◆ **Dataset excerpt**:
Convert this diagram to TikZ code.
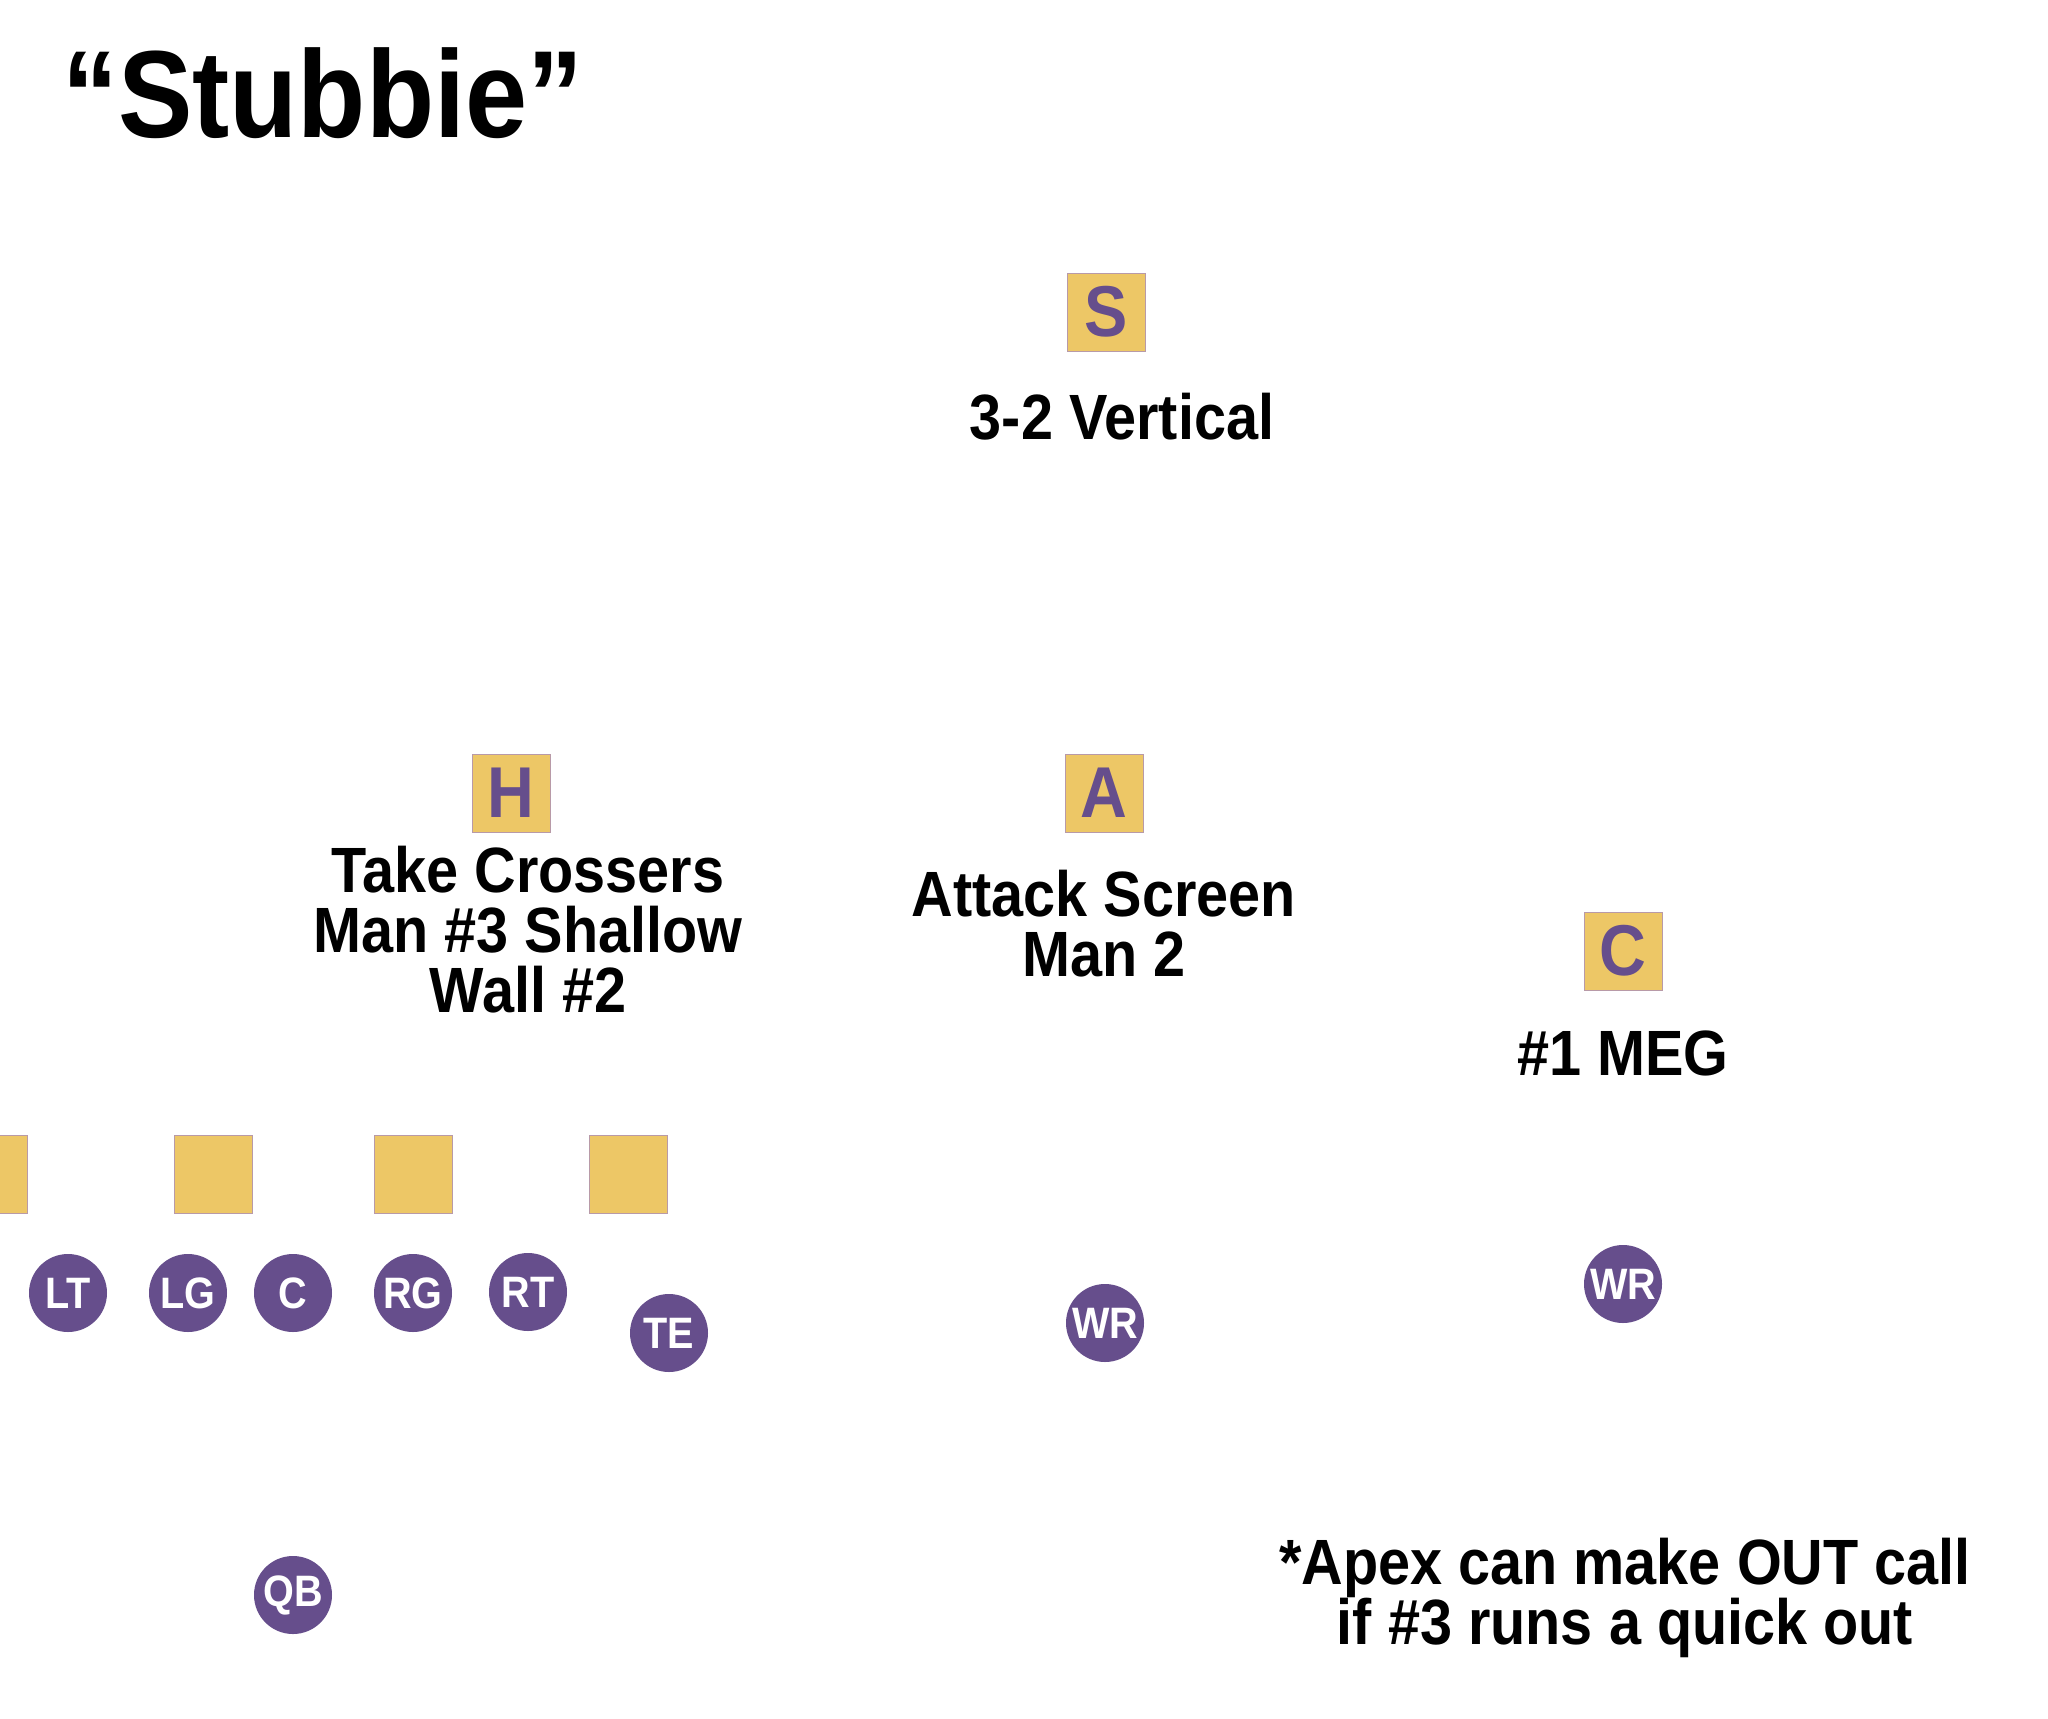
\documentclass[tikz,border=0pt]{standalone}
\usepackage{fontspec}
\setmainfont[FakeStretch=0.9]{Liberation Sans}
\usepackage{xcolor}
\usetikzlibrary{positioning}

\definecolor{gold}{HTML}{EDC766}
\definecolor{purple}{HTML}{664E8C}
\definecolor{edge}{HTML}{B89AA8}

\begin{document}
\begin{tikzpicture}[
    x=0.5pt, y=-0.5pt,
    defender/.style={rectangle, draw=edge, line width=0.5pt, fill=gold, minimum size=39pt, inner sep=0pt,
        text=purple, font=\fontsize{36}{36}\selectfont\bfseries},
    player/.style={circle, fill=purple, minimum size=39pt, inner sep=0pt,
        text=white, font=\fontsize{22}{22}\selectfont\bfseries},
    assign/.style={align=center, inner sep=0pt, font=\fontsize{32}{30}\selectfont\bfseries},
    node distance=20pt
]
    \clip (0,0) rectangle (2048,1718);
    \fill[white] (0,0) rectangle (2048,1718);

    \node[anchor=base west, inner sep=0pt, font=\fontsize{62}{62}\selectfont\bfseries] (title) at (62,137) {“Stubbie”};

    % defense
    \node[defender] (safety) at (1106,312) {S};
    \node[assign, below=20.5pt of safety, xshift=8pt] (safetytext) {3-2 Vertical};

    \node[defender] (hook) at (511,793) {H};
    \node[assign, below=6.5pt of hook, xshift=8.5pt] (hooktext) {Take Crossers\\Man \#3 Shallow\\Wall \#2};

    \node[defender] (apex) at (1104,793) {A};
    \node[assign, below=18.5pt of apex] (apextext) {Attack Screen\\Man 2};

    \node[defender] (corner) at (1623,951) {C};
    \node[assign, below=of corner] (cornertext) {\#1 MEG};

    \foreach \x [count=\i] in {-12,213,413,628}
        \node[defender] (dl\i) at (\x,1174) {};

    % offense
    \node[player] (lt) at (68,1293) {LT};
    \node[player] (lg) at (188,1293) {LG};
    \node[player] (c) at (293,1293) {C};
    \node[player] (rg) at (413,1293) {RG};
    \node[player] (rt) at (528,1292) {RT};
    \node[player] (te) at (669,1333) {TE};
    \node[player] (wrslot) at (1105,1323) {WR};
    \node[player] (wrwide) at (1623,1284) {WR};
    \node[player] (qb) at (293,1595) {QB};

    \node[assign] (note) at (1625,1598) {*Apex can make OUT call\\if \#3 runs a quick out};
\end{tikzpicture}
\end{document}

◆ **Objective**:
Please restate the material above line by line, exactly, beginning at its first line and ending with the line that contains "(dl\i) at (\x,1174)", without any pictures.

◆ **Right answer**:
Convert this diagram to TikZ code.
\documentclass[tikz,border=0pt]{standalone}
\usepackage{fontspec}
\setmainfont[FakeStretch=0.9]{Liberation Sans}
\usepackage{xcolor}
\usetikzlibrary{positioning}

\definecolor{gold}{HTML}{EDC766}
\definecolor{purple}{HTML}{664E8C}
\definecolor{edge}{HTML}{B89AA8}

\begin{document}
\begin{tikzpicture}[
    x=0.5pt, y=-0.5pt,
    defender/.style={rectangle, draw=edge, line width=0.5pt, fill=gold, minimum size=39pt, inner sep=0pt,
        text=purple, font=\fontsize{36}{36}\selectfont\bfseries},
    player/.style={circle, fill=purple, minimum size=39pt, inner sep=0pt,
        text=white, font=\fontsize{22}{22}\selectfont\bfseries},
    assign/.style={align=center, inner sep=0pt, font=\fontsize{32}{30}\selectfont\bfseries},
    node distance=20pt
]
    \clip (0,0) rectangle (2048,1718);
    \fill[white] (0,0) rectangle (2048,1718);

    \node[anchor=base west, inner sep=0pt, font=\fontsize{62}{62}\selectfont\bfseries] (title) at (62,137) {“Stubbie”};

    % defense
    \node[defender] (safety) at (1106,312) {S};
    \node[assign, below=20.5pt of safety, xshift=8pt] (safetytext) {3-2 Vertical};

    \node[defender] (hook) at (511,793) {H};
    \node[assign, below=6.5pt of hook, xshift=8.5pt] (hooktext) {Take Crossers\\Man \#3 Shallow\\Wall \#2};

    \node[defender] (apex) at (1104,793) {A};
    \node[assign, below=18.5pt of apex] (apextext) {Attack Screen\\Man 2};

    \node[defender] (corner) at (1623,951) {C};
    \node[assign, below=of corner] (cornertext) {\#1 MEG};

    \foreach \x [count=\i] in {-12,213,413,628}
        \node[defender] (dl\i) at (\x,1174) {};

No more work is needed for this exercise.